Code that draws figures:
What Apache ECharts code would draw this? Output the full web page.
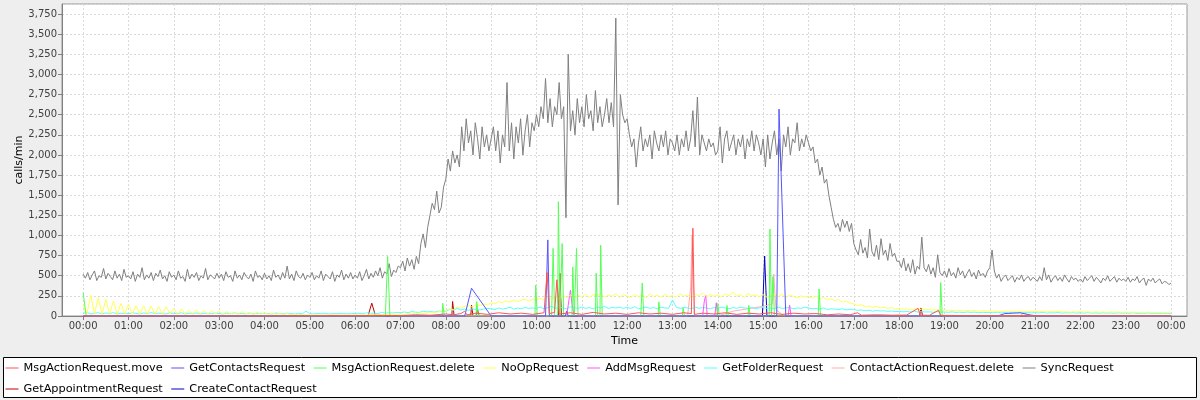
<!DOCTYPE html>
<html><head><meta charset="utf-8">
<script src="https://cdn.jsdelivr.net/npm/echarts@6/dist/echarts.min.js"></script>
<style>html,body{margin:0;padding:0;background:#eeeeee}#c{width:1200px;height:400px}</style>
</head><body><div id="c"></div>
<script>
// ---- category / tick data ----
const seriesNames = ['MsgActionRequest.move','GetContactsRequest','MsgActionRequest.delete','NoOpRequest','AddMsgRequest','GetFolderRequest','ContactActionRequest.delete','SyncRequest','GetAppointmentRequest','CreateContactRequest'];
const seriesColors = ['#ff5555','#5555ff','#55ff55','#ffff55','#ff55ff','#55ffff','#ffafaf','#808080','#c00000','#0000c0'];
const hourTicks = [0,60,120,180,240,300,360,420,480,540,600,660,720,780,840,900,960,1020,1080,1140,1200,1260,1320,1380,1440];
const hourLabels = ['00:00','01:00','02:00','03:00','04:00','05:00','06:00','07:00','08:00','09:00','10:00','11:00','12:00','13:00','14:00','15:00','16:00','17:00','18:00','19:00','20:00','21:00','22:00','23:00','00:00'];

// SyncRequest, one value every 3 minutes from 00:00 (20 per hour)
const syncRequest = [
520,470,540,450,510,560,440,500,480,590,460,530,490,450,560,470,520,440,580,480,
500,460,550,430,520,480,600,450,510,470,540,440,530,490,570,460,500,430,550,480,
510,450,560,470,490,430,580,460,520,480,540,440,500,470,590,450,510,490,460,530,
470,520,440,550,480,500,430,560,470,510,450,540,490,460,520,430,560,480,500,450,
530,460,500,440,570,480,510,450,540,470,620,460,520,440,560,490,470,530,450,510,
480,540,450,500,470,560,440,520,490,460,550,430,510,480,570,450,520,470,540,460,
510,470,550,440,500,580,460,530,480,560,500,600,470,550,520,650,490,570,540,620,
600,680,560,720,620,700,580,740,650,900,1020,850,1100,1250,1400,1320,1550,1280,1350,1600,
1700,1950,1800,2050,1900,2000,1850,2350,2050,2450,2150,2300,2000,2400,2200,1950,2350,2100,2250,2050,
2200,2350,2050,2300,1900,2250,2100,2900,2050,2400,1950,2350,2150,2450,2000,2300,2500,2100,2400,2300,
2500,2350,2600,2450,2950,2400,2700,2350,2600,2500,2900,2450,2600,1220,3250,2300,2550,2250,2700,2400,
2600,2350,2750,2450,2550,2300,2800,2400,2600,2350,2500,2700,2400,2650,2350,3700,1380,2750,2500,2400,
2450,2250,2100,2200,1850,2150,2350,2050,2200,2100,2250,1950,2300,2150,2050,2250,2100,2300,2000,2200,
2150,2050,2250,2000,2200,2100,2300,2050,2200,2550,2100,2720,2000,2250,2150,2050,2200,2100,2150,2000,
2050,2350,1900,2200,2300,2050,2150,2250,2000,2200,2100,2250,1950,2200,2100,2300,2050,2250,2150,2000,
2200,1850,2250,1950,2150,2300,2000,2200,1800,2250,2100,2350,2000,2200,2150,2400,2050,2200,2100,2250,
2150,2050,2100,1900,1950,1750,1850,1650,1700,1500,1350,1200,1100,1150,1050,1200,1100,1180,1050,1150,
900,820,760,950,780,850,720,1080,800,740,880,700,960,760,820,690,900,740,780,680,
680,600,720,560,650,540,700,520,620,580,980,600,550,640,520,600,480,760,540,500,
560,480,590,500,540,470,600,510,560,470,530,580,490,540,460,570,500,530,480,560,
600,820,560,470,520,430,480,510,440,470,500,420,480,450,510,430,470,490,440,480,
460,430,490,440,600,450,510,420,470,500,440,480,430,510,460,420,490,450,470,430,
460,420,490,440,470,500,430,480,450,410,470,440,500,430,460,490,420,470,440,460,
430,480,420,460,440,490,410,450,470,380,460,430,470,410,440,460,400,430,420,390,
410];

// NoOpRequest, one value every 5 minutes (12 per hour)
const noOpRequest = [
140,20,260,25,228,20,207,25,186,20,158,25,
149,20,128,25,128,20,124,25,116,20,116,25,
95,20,87,25,75,20,80,25,70,20,65,25,
60,20,55,25,50,20,55,25,45,20,45,20,
40,20,35,20,30,20,30,15,25,15,20,15,
15,10,15,10,12,10,15,10,12,10,15,10,
15,12,15,10,20,15,20,15,25,20,25,20,
25,20,30,25,30,35,30,40,45,40,50,60,
70,90,80,110,100,120,130,110,140,130,150,140,
160,150,180,165,190,170,200,180,195,210,185,205,
200,220,195,230,210,240,215,250,225,260,230,255,
240,270,230,265,250,280,235,260,245,275,230,265,
250,230,270,240,260,225,275,245,255,235,270,240,
255,235,280,245,260,230,270,250,285,240,265,245,
260,240,275,250,300,245,265,235,280,250,260,240,
265,235,255,280,240,270,230,260,245,225,250,235,
240,220,250,210,230,200,215,190,205,170,185,160,
150,130,140,115,125,105,120,100,110,95,105,90,
95,85,90,80,88,75,85,78,80,72,78,70,
75,68,72,65,70,62,72,65,68,60,66,62,
65,58,62,55,60,58,62,55,60,52,58,55,
58,52,56,50,55,52,58,50,54,48,52,50,
55,48,52,46,54,48,50,45,52,48,50,44,
50,45,48,42,46,44,48,40,45,42,44,40,
40];

// GetFolderRequest, one value every 5 minutes
const getFolderRequest = [
30,45,25,35,40,28,38,30,42,25,35,30,
28,40,32,25,38,30,42,28,35,30,25,38,
32,28,40,25,35,30,38,26,34,30,28,36,
30,25,35,28,40,30,32,25,36,28,30,34,
28,32,25,38,30,28,35,30,26,34,28,60,
30,26,32,28,35,25,30,28,34,30,26,32,
30,35,28,40,32,38,30,45,35,40,38,45,
40,50,42,55,48,45,60,50,55,48,62,55,
60,80,70,95,75,85,70,90,80,75,85,95,
90,80,100,85,95,110,85,100,90,105,95,100,
95,110,90,105,120,95,110,100,90,115,100,95,
110,95,105,90,115,100,120,95,105,100,110,95,
105,95,115,90,100,110,95,105,90,110,100,95,
200,110,95,105,100,90,110,95,105,100,90,105,
95,110,100,90,105,95,110,100,95,105,90,100,
105,95,100,90,110,95,100,105,90,100,95,110,
100,90,95,85,100,80,90,85,80,90,75,85,
80,70,75,65,72,60,68,62,65,58,62,55,
58,52,56,50,60,48,55,50,52,46,55,48,
50,45,52,44,48,42,50,45,48,40,46,44,
45,40,48,38,44,40,46,38,42,40,44,38,
42,38,45,36,40,38,44,35,40,38,42,36,
40,35,42,36,38,34,40,36,38,33,40,35,
38,34,40,32,36,34,38,32,36,33,35,32,
30];

// sparse series: [minute of day, calls/min]
const msgActionMove = [[0,0],[300,0],[330,5],[360,3],[390,8],[420,5],[440,15],[460,10],[480,25],[490,15],[500,30],[505,60],[508,15],[520,35],[535,20],[550,40],[565,25],[580,35],[595,20],[610,40],[614,540],[617,30],[624,45],[627,450],[630,25],[645,40],[660,20],[675,45],[690,25],[705,35],[720,20],[735,40],[750,25],[765,35],[780,20],[795,40],[805,30],[807,1090],[809,20],[820,35],[835,25],[850,40],[865,20],[880,35],[895,25],[910,40],[925,20],[940,35],[955,25],[970,30],[985,15],[1000,25],[1015,15],[1025,40],[1030,10],[1050,15],[1070,10],[1090,12],[1105,95],[1108,10],[1120,8],[1132,70],[1135,8],[1160,6],[1200,5],[1260,4],[1320,3],[1380,2],[1440,0]];
const getContactsRequest = [[0,0],[505,0],[514,345],[540,0],[612,0],[615,945],[617,0],[638,0],[640,60],[642,0],[918,0],[921,2570],[930,0],[1210,0],[1220,30],[1240,40],[1255,10],[1265,0],[1440,0]];
const msgActionDelete = [[0,290],[4,0],[400,0],[403,740],[406,0],[475,0],[476,157],[478,0],[520,0],[521,178],[523,0],[598,0],[599,385],[601,0],[620,0],[622,840],[624,0],[628,0],[629,1420],[631,0],[633,0],[634,900],[636,0],[647,0],[648,610],[650,0],[652,0],[653,840],[655,0],[678,0],[679,530],[681,0],[684,0],[685,880],[687,0],[738,0],[740,410],[742,0],[761,0],[762,175],[764,0],[793,0],[794,100],[796,0],[839,0],[840,155],[842,0],[851,0],[852,130],[854,0],[880,0],[881,130],[883,0],[908,0],[909,1080],[911,0],[912,0],[913,490],[915,0],[973,0],[974,335],[976,0],[1134,0],[1135,415],[1137,0],[1240,0],[1245,40],[1250,0],[1440,0]];
const addMsgRequest = [[0,0],[640,0],[643,200],[645,320],[647,150],[650,0],[820,0],[822,175],[824,260],[826,0],[836,0],[838,165],[840,0],[933,0],[935,135],[937,0],[1440,0]];
const contactActionDelete = [[0,0],[800,0],[804,350],[806,1000],[809,0],[840,0],[860,60],[880,90],[900,120],[912,150],[914,520],[917,80],[925,20],[935,0],[1440,0]];
const getAppointmentRequest = [[0,0],[377,0],[382,160],[387,0],[488,0],[489,180],[491,0],[513,0],[514,135],[516,0],[520,0],[522,80],[524,0],[629,0],[631,530],[633,0],[1107,0],[1109,100],[1111,0],[1440,0]];
const createContactRequest = [[0,0],[899,0],[902,745],[905,0],[1440,0]];

// ---- build ----
const FONT = 'DejaVu Sans';
const everyN = (arr, step) => arr.map((v, i) => [i * step, v]);
const seriesData = [
  msgActionMove, getContactsRequest, msgActionDelete, everyN(noOpRequest, 5),
  addMsgRequest, everyN(getFolderRequest, 5), contactActionDelete,
  everyN(syncRequest, 3), getAppointmentRequest, createContactRequest
];
const series = [];
for (let i = seriesNames.length - 1; i >= 0; i--) {
  series.push({
    name: seriesNames[i], type: 'line', data: seriesData[i],
    showSymbol: false, symbol: 'none',
    itemStyle: { color: seriesColors[i] },
    lineStyle: { width: 1, color: seriesColors[i] },
    emphasis: { disabled: true }, silent: true
  });
}
const legendItems = seriesNames.map((n, i) => ({
  name: n, itemStyle: { opacity: 0 }, lineStyle: { color: seriesColors[i], width: 1, opacity: 1 }
}));

const chart = echarts.init(document.getElementById('c'), null, { renderer: 'canvas' });
chart.setOption({
  animation: false,
  backgroundColor: '#eeeeee',
  color: seriesColors.slice().reverse(),
  textStyle: { fontFamily: FONT },
  grid: { left: 62, right: 13, top: 4, bottom: 84, show: true, backgroundColor: '#ffffff', borderColor: '#999999', borderWidth: 1 },
  graphic: { elements: [{ type: 'rect', z: 0, silent: true,
    shape: { x: 3.5, y: 357.5, width: 1193, height: 40 },
    style: { fill: '#ffffff', stroke: '#000000', lineWidth: 1 } }] },
  legend: {
    data: legendItems, left: 5, top: 361.5, width: 1185, padding: 0,
    itemWidth: 13, itemHeight: 11, itemGap: 8,
    textStyle: { fontFamily: FONT, fontSize: 11.3, color: '#000000', lineHeight: 13 }
  },
  xAxis: {
    type: 'value', min: -28, max: 1461,
    name: 'Time', nameLocation: 'middle', nameGap: 20,
    nameTextStyle: { fontFamily: FONT, fontSize: 11, color: '#000000' },
    axisLine: { onZero: false, lineStyle: { color: '#808080' } },
    axisTick: { customValues: hourTicks, length: 4, lineStyle: { color: '#808080' } },
    axisLabel: { customValues: hourTicks, fontFamily: FONT, fontSize: 10, color: '#404040', margin: 5,
      formatter: v => hourLabels[hourTicks.indexOf(Math.round(v))] },
    splitLine: { show: true, lineStyle: { color: '#d9d9d9', type: [2, 2], width: 1 } }
  },
  yAxis: {
    type: 'value', min: 0, max: 3875, interval: 250,
    name: 'calls/min', nameLocation: 'middle', nameGap: 37, nameRotate: 90, nameMoveOverlap: false,
    nameTextStyle: { fontFamily: FONT, fontSize: 11, color: '#000000' },
    axisLine: { show: true, onZero: false, lineStyle: { color: '#808080' } },
    axisTick: { show: true, length: 4, lineStyle: { color: '#808080' } },
    axisLabel: { showMaxLabel: false, fontFamily: FONT, fontSize: 10, color: '#404040', margin: 5,
      formatter: v => v.toLocaleString('en-US') },
    splitLine: { show: true, lineStyle: { color: '#d9d9d9', type: [2, 2], width: 1 } }
  },
  series: series
});
</script>
</body></html>
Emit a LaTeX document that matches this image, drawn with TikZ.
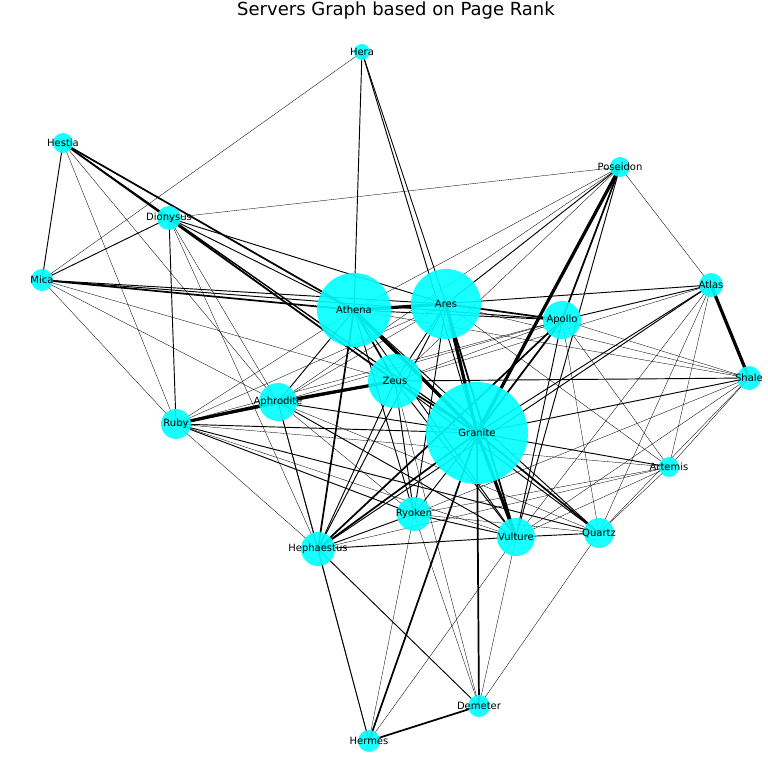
\documentclass[tikz,border=0pt]{standalone}
\usepackage{fontspec}
\setmainfont{DejaVu Sans}
\usetikzlibrary{backgrounds}
\definecolor{cy}{RGB}{0,255,255}
\begin{document}
\begin{tikzpicture}[x=0.75pt,y=-0.75pt,
  v/.style={circle,fill=cy,fill opacity=0.9,draw=none,inner sep=0pt,
    label={[font=\fontsize{7.5}{7.5}\selectfont,inner sep=0pt]center:#1}},
  t/.style={line width=0.25pt},m/.style={line width=0.7pt},k/.style={line width=1.3pt},K/.style={line width=2.4pt}]
\useasboundingbox (0,0) rectangle (768,757);
\node[font=\fontsize{13.5}{13.5}\selectfont] (title) at (396,11) {Servers Graph based on Page Rank};
\node[v=Hera,minimum size=12pt] (Hera) at (362,52) {};
\node[v=Hestia,minimum size=15pt] (Hestia) at (63,143) {};
\node[v=Poseidon,minimum size=15pt] (Poseidon) at (620,167) {};
\node[v=Dionysus,minimum size=18pt] (Dionysus) at (169,218) {};
\node[v=Mica,minimum size=16.5pt] (Mica) at (42,280) {};
\node[v=Atlas,minimum size=18pt] (Atlas) at (711,285) {};
\node[v=Athena,minimum size=55.5pt] (Athena) at (354,310) {};
\node[v=Ares,minimum size=52.5pt] (Ares) at (446,304) {};
\node[v=Apollo,minimum size=28.5pt] (Apollo) at (562,320) {};
\node[v=Zeus,minimum size=40.5pt] (Zeus) at (395,381) {};
\node[v=Shale,minimum size=18pt] (Shale) at (749,378) {};
\node[v=Aphrodite,minimum size=28.5pt] (Aphrodite) at (278,402) {};
\node[v=Ruby,minimum size=22.5pt] (Ruby) at (176,424) {};
\node[v=Granite,minimum size=76.5pt] (Granite) at (477,433) {};
\node[v=Artemis,minimum size=15pt] (Artemis) at (669,467) {};
\node[v=Ryoken,minimum size=25.5pt] (Ryoken) at (414,514) {};
\node[v=Vulture,minimum size=28.5pt] (Vulture) at (516,537) {};
\node[v=Quartz,minimum size=22.5pt] (Quartz) at (599,533) {};
\node[v=Hephaestus,minimum size=25.5pt] (Hephaestus) at (318,549) {};
\node[v=Demeter,minimum size=16.5pt] (Demeter) at (479,706) {};
\node[v=Hermes,minimum size=16.5pt] (Hermes) at (369,741) {};
\def\E#1#2#3{\draw[#1] (#2.center) -- (#3.center);}
\begin{pgfonlayer}{background}
\E{m}{Hera}{Athena}\E{m}{Hera}{Ares}\E{m}{Hera}{Granite}\E{t}{Hera}{Mica}
\E{m}{Hestia}{Mica}\E{k}{Hestia}{Athena}\E{k}{Hestia}{Zeus}\E{t}{Hestia}{Ruby}\E{t}{Hestia}{Aphrodite}\E{m}{Hestia}{Granite}\E{t}{Hestia}{Dionysus}
\E{m}{Dionysus}{Mica}\E{m}{Dionysus}{Athena}\E{m}{Dionysus}{Ares}\E{m}{Dionysus}{Ruby}\E{t}{Dionysus}{Aphrodite}\E{m}{Dionysus}{Granite}\E{t}{Dionysus}{Zeus}\E{t}{Dionysus}{Hephaestus}\E{t}{Dionysus}{Poseidon}
\E{k}{Mica}{Athena}\E{m}{Mica}{Ares}\E{t}{Mica}{Zeus}\E{t}{Mica}{Ruby}\E{t}{Mica}{Aphrodite}\E{m}{Mica}{Apollo}
\E{K}{Poseidon}{Granite}\E{m}{Poseidon}{Vulture}\E{t}{Poseidon}{Zeus}\E{m}{Poseidon}{Ares}\E{t}{Poseidon}{Athena}\E{t}{Poseidon}{Atlas}\E{t}{Poseidon}{Aphrodite}\E{k}{Poseidon}{Apollo}
\E{K}{Atlas}{Shale}\E{m}{Atlas}{Athena}\E{m}{Atlas}{Apollo}\E{m}{Atlas}{Granite}\E{m}{Atlas}{Hephaestus}\E{t}{Atlas}{Quartz}\E{t}{Atlas}{Vulture}\E{t}{Atlas}{Artemis}\E{t}{Atlas}{Zeus}
\E{K}{Athena}{Ares}\E{k}{Athena}{Zeus}\E{K}{Athena}{Granite}\E{m}{Athena}{Apollo}\E{m}{Athena}{Aphrodite}\E{k}{Athena}{Hephaestus}\E{t}{Athena}{Ruby}\E{m}{Athena}{Ryoken}\E{m}{Athena}{Vulture}\E{m}{Athena}{Quartz}\E{t}{Athena}{Shale}
\E{m}{Ares}{Zeus}\E{K}{Ares}{Granite}\E{k}{Ares}{Apollo}\E{t}{Ares}{Aphrodite}\E{t}{Ares}{Ruby}\E{m}{Ares}{Ryoken}\E{k}{Ares}{Vulture}\E{m}{Ares}{Hephaestus}\E{t}{Ares}{Shale}\E{t}{Ares}{Artemis}
\E{k}{Apollo}{Granite}\E{t}{Apollo}{Zeus}\E{k}{Apollo}{Hephaestus}\E{t}{Apollo}{Ruby}\E{m}{Apollo}{Vulture}\E{t}{Apollo}{Shale}\E{t}{Apollo}{Artemis}\E{t}{Apollo}{Quartz}\E{t}{Apollo}{Aphrodite}
\E{k}{Zeus}{Granite}\E{K}{Zeus}{Aphrodite}\E{m}{Zeus}{Ruby}\E{m}{Zeus}{Ryoken}\E{m}{Zeus}{Hephaestus}\E{m}{Zeus}{Vulture}\E{m}{Zeus}{Quartz}\E{m}{Zeus}{Shale}\E{t}{Zeus}{Demeter}
\E{m}{Shale}{Granite}\E{t}{Shale}{Artemis}\E{t}{Shale}{Quartz}\E{t}{Shale}{Vulture}\E{t}{Shale}{Ryoken}
\E{K}{Aphrodite}{Ruby}\E{m}{Aphrodite}{Granite}\E{t}{Aphrodite}{Ryoken}\E{m}{Aphrodite}{Vulture}\E{m}{Aphrodite}{Hephaestus}\E{t}{Aphrodite}{Hermes}\E{t}{Aphrodite}{Quartz}
\E{m}{Ruby}{Granite}\E{m}{Ruby}{Ryoken}\E{t}{Ruby}{Artemis}\E{m}{Ruby}{Quartz}\E{t}{Ruby}{Hephaestus}\E{t}{Ruby}{Vulture}
\E{m}{Granite}{Artemis}\E{m}{Granite}{Ryoken}\E{K}{Granite}{Vulture}\E{k}{Granite}{Quartz}\E{k}{Granite}{Hephaestus}\E{k}{Granite}{Hermes}\E{k}{Granite}{Demeter}
\E{t}{Artemis}{Vulture}\E{t}{Artemis}{Quartz}\E{t}{Artemis}{Ryoken}\E{t}{Artemis}{Hephaestus}
\E{m}{Ryoken}{Vulture}\E{m}{Ryoken}{Hephaestus}\E{t}{Ryoken}{Demeter}\E{t}{Ryoken}{Hermes}\E{t}{Ryoken}{Quartz}
\E{m}{Vulture}{Quartz}\E{m}{Vulture}{Hephaestus}\E{t}{Vulture}{Demeter}\E{t}{Vulture}{Hermes}
\E{t}{Quartz}{Demeter}
\E{m}{Hephaestus}{Hermes}\E{m}{Hephaestus}{Demeter}
\E{k}{Hermes}{Demeter}
\end{pgfonlayer}
\end{tikzpicture}
\end{document}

* _SHORT PROBLEM_: Pick out and copy the lines of the material that include the word "this".

* _THE ANSWER_:
What Apache ECharts code would draw this? Output the full web page.
Emit a LaTeX document that matches this image, drawn with TikZ.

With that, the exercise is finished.